• [Exercise directions] Output an exact reproduction of the data.

• [Data]
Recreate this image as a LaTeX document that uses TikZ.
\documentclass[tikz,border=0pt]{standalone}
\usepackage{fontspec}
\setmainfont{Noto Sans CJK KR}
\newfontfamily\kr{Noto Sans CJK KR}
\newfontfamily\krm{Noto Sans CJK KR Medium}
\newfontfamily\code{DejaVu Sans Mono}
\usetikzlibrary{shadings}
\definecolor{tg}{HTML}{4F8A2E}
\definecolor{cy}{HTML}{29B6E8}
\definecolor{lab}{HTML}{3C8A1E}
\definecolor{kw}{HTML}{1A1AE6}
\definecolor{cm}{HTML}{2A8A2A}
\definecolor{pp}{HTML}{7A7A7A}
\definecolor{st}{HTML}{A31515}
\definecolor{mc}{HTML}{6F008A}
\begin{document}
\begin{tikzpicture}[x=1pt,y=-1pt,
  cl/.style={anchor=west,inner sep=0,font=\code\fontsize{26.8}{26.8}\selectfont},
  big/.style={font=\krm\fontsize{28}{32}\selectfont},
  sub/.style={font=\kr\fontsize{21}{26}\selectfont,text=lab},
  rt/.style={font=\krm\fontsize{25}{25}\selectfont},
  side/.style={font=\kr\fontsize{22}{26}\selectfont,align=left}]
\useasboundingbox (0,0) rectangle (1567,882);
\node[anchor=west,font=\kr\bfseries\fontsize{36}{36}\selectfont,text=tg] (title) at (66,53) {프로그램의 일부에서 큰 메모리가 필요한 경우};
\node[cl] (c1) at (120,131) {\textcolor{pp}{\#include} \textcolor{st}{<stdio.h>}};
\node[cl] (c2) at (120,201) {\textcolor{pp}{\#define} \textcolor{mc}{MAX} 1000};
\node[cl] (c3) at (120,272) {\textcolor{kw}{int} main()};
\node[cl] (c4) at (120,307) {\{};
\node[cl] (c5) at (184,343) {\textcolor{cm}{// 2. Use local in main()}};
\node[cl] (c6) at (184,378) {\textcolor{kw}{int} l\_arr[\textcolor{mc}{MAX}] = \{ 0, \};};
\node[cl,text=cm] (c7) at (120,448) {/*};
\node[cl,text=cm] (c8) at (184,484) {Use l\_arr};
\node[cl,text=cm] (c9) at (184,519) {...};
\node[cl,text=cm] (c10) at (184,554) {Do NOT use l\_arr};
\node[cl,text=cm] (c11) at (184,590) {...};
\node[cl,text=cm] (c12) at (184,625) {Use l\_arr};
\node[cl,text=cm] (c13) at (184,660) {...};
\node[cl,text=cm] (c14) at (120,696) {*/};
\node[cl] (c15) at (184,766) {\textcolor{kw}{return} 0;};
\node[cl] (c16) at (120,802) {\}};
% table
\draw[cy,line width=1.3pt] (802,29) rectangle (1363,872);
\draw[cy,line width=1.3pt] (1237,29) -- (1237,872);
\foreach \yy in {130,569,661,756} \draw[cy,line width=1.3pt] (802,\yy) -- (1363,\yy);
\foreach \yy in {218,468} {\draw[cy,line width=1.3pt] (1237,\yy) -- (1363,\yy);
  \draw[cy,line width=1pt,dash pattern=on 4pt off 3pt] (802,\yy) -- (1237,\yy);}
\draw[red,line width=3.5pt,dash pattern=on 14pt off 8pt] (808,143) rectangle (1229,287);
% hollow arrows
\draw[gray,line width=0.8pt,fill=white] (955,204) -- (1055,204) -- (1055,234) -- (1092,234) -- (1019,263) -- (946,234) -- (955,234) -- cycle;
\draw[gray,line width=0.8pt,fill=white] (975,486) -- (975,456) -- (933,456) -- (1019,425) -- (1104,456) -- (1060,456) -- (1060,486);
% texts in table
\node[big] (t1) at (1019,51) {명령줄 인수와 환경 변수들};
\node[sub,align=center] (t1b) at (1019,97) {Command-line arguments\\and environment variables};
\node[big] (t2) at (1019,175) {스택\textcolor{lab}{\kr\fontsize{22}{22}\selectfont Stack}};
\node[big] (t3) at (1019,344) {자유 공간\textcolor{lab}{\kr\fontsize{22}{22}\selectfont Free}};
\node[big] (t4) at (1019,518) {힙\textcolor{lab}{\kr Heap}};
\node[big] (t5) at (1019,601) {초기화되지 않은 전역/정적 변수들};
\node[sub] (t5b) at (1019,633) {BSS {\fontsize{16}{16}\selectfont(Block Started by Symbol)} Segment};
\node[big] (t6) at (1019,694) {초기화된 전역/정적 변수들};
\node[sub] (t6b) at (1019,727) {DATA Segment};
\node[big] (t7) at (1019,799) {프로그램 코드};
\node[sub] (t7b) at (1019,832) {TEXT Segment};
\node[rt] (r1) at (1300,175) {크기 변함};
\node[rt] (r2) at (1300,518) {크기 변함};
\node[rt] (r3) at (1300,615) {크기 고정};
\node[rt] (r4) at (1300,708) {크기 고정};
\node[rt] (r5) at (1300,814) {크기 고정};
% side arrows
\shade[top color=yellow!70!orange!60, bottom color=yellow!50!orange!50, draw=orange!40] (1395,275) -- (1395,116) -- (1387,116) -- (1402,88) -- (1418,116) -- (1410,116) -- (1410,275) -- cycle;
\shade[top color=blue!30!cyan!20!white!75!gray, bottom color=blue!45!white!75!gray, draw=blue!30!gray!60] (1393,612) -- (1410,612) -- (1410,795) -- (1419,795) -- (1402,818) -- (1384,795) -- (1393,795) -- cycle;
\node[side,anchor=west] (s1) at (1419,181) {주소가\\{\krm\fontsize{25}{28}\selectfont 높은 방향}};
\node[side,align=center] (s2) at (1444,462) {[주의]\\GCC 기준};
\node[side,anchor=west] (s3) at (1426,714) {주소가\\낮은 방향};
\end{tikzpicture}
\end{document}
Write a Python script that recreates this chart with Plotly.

• [Written answer]
Recreate this image as a LaTeX document that uses TikZ.
\documentclass[tikz,border=0pt]{standalone}
\usepackage{fontspec}
\setmainfont{Noto Sans CJK KR}
\newfontfamily\kr{Noto Sans CJK KR}
\newfontfamily\krm{Noto Sans CJK KR Medium}
\newfontfamily\code{DejaVu Sans Mono}
\usetikzlibrary{shadings}
\definecolor{tg}{HTML}{4F8A2E}
\definecolor{cy}{HTML}{29B6E8}
\definecolor{lab}{HTML}{3C8A1E}
\definecolor{kw}{HTML}{1A1AE6}
\definecolor{cm}{HTML}{2A8A2A}
\definecolor{pp}{HTML}{7A7A7A}
\definecolor{st}{HTML}{A31515}
\definecolor{mc}{HTML}{6F008A}
\begin{document}
\begin{tikzpicture}[x=1pt,y=-1pt,
  cl/.style={anchor=west,inner sep=0,font=\code\fontsize{26.8}{26.8}\selectfont},
  big/.style={font=\krm\fontsize{28}{32}\selectfont},
  sub/.style={font=\kr\fontsize{21}{26}\selectfont,text=lab},
  rt/.style={font=\krm\fontsize{25}{25}\selectfont},
  side/.style={font=\kr\fontsize{22}{26}\selectfont,align=left}]
\useasboundingbox (0,0) rectangle (1567,882);
\node[anchor=west,font=\kr\bfseries\fontsize{36}{36}\selectfont,text=tg] (title) at (66,53) {프로그램의 일부에서 큰 메모리가 필요한 경우};
\node[cl] (c1) at (120,131) {\textcolor{pp}{\#include} \textcolor{st}{<stdio.h>}};
\node[cl] (c2) at (120,201) {\textcolor{pp}{\#define} \textcolor{mc}{MAX} 1000};
\node[cl] (c3) at (120,272) {\textcolor{kw}{int} main()};
\node[cl] (c4) at (120,307) {\{};
\node[cl] (c5) at (184,343) {\textcolor{cm}{// 2. Use local in main()}};
\node[cl] (c6) at (184,378) {\textcolor{kw}{int} l\_arr[\textcolor{mc}{MAX}] = \{ 0, \};};
\node[cl,text=cm] (c7) at (120,448) {/*};
\node[cl,text=cm] (c8) at (184,484) {Use l\_arr};
\node[cl,text=cm] (c9) at (184,519) {...};
\node[cl,text=cm] (c10) at (184,554) {Do NOT use l\_arr};
\node[cl,text=cm] (c11) at (184,590) {...};
\node[cl,text=cm] (c12) at (184,625) {Use l\_arr};
\node[cl,text=cm] (c13) at (184,660) {...};
\node[cl,text=cm] (c14) at (120,696) {*/};
\node[cl] (c15) at (184,766) {\textcolor{kw}{return} 0;};
\node[cl] (c16) at (120,802) {\}};
% table
\draw[cy,line width=1.3pt] (802,29) rectangle (1363,872);
\draw[cy,line width=1.3pt] (1237,29) -- (1237,872);
\foreach \yy in {130,569,661,756} \draw[cy,line width=1.3pt] (802,\yy) -- (1363,\yy);
\foreach \yy in {218,468} {\draw[cy,line width=1.3pt] (1237,\yy) -- (1363,\yy);
  \draw[cy,line width=1pt,dash pattern=on 4pt off 3pt] (802,\yy) -- (1237,\yy);}
\draw[red,line width=3.5pt,dash pattern=on 14pt off 8pt] (808,143) rectangle (1229,287);
% hollow arrows
\draw[gray,line width=0.8pt,fill=white] (955,204) -- (1055,204) -- (1055,234) -- (1092,234) -- (1019,263) -- (946,234) -- (955,234) -- cycle;
\draw[gray,line width=0.8pt,fill=white] (975,486) -- (975,456) -- (933,456) -- (1019,425) -- (1104,456) -- (1060,456) -- (1060,486);
% texts in table
\node[big] (t1) at (1019,51) {명령줄 인수와 환경 변수들};
\node[sub,align=center] (t1b) at (1019,97) {Command-line arguments\\and environment variables};
\node[big] (t2) at (1019,175) {스택\textcolor{lab}{\kr\fontsize{22}{22}\selectfont Stack}};
\node[big] (t3) at (1019,344) {자유 공간\textcolor{lab}{\kr\fontsize{22}{22}\selectfont Free}};
\node[big] (t4) at (1019,518) {힙\textcolor{lab}{\kr Heap}};
\node[big] (t5) at (1019,601) {초기화되지 않은 전역/정적 변수들};
\node[sub] (t5b) at (1019,633) {BSS {\fontsize{16}{16}\selectfont(Block Started by Symbol)} Segment};
\node[big] (t6) at (1019,694) {초기화된 전역/정적 변수들};
\node[sub] (t6b) at (1019,727) {DATA Segment};
\node[big] (t7) at (1019,799) {프로그램 코드};
\node[sub] (t7b) at (1019,832) {TEXT Segment};
\node[rt] (r1) at (1300,175) {크기 변함};
\node[rt] (r2) at (1300,518) {크기 변함};
\node[rt] (r3) at (1300,615) {크기 고정};
\node[rt] (r4) at (1300,708) {크기 고정};
\node[rt] (r5) at (1300,814) {크기 고정};
% side arrows
\shade[top color=yellow!70!orange!60, bottom color=yellow!50!orange!50, draw=orange!40] (1395,275) -- (1395,116) -- (1387,116) -- (1402,88) -- (1418,116) -- (1410,116) -- (1410,275) -- cycle;
\shade[top color=blue!30!cyan!20!white!75!gray, bottom color=blue!45!white!75!gray, draw=blue!30!gray!60] (1393,612) -- (1410,612) -- (1410,795) -- (1419,795) -- (1402,818) -- (1384,795) -- (1393,795) -- cycle;
\node[side,anchor=west] (s1) at (1419,181) {주소가\\{\krm\fontsize{25}{28}\selectfont 높은 방향}};
\node[side,align=center] (s2) at (1444,462) {[주의]\\GCC 기준};
\node[side,anchor=west] (s3) at (1426,714) {주소가\\낮은 방향};
\end{tikzpicture}
\end{document}
Write a Python script that recreates this chart with Plotly.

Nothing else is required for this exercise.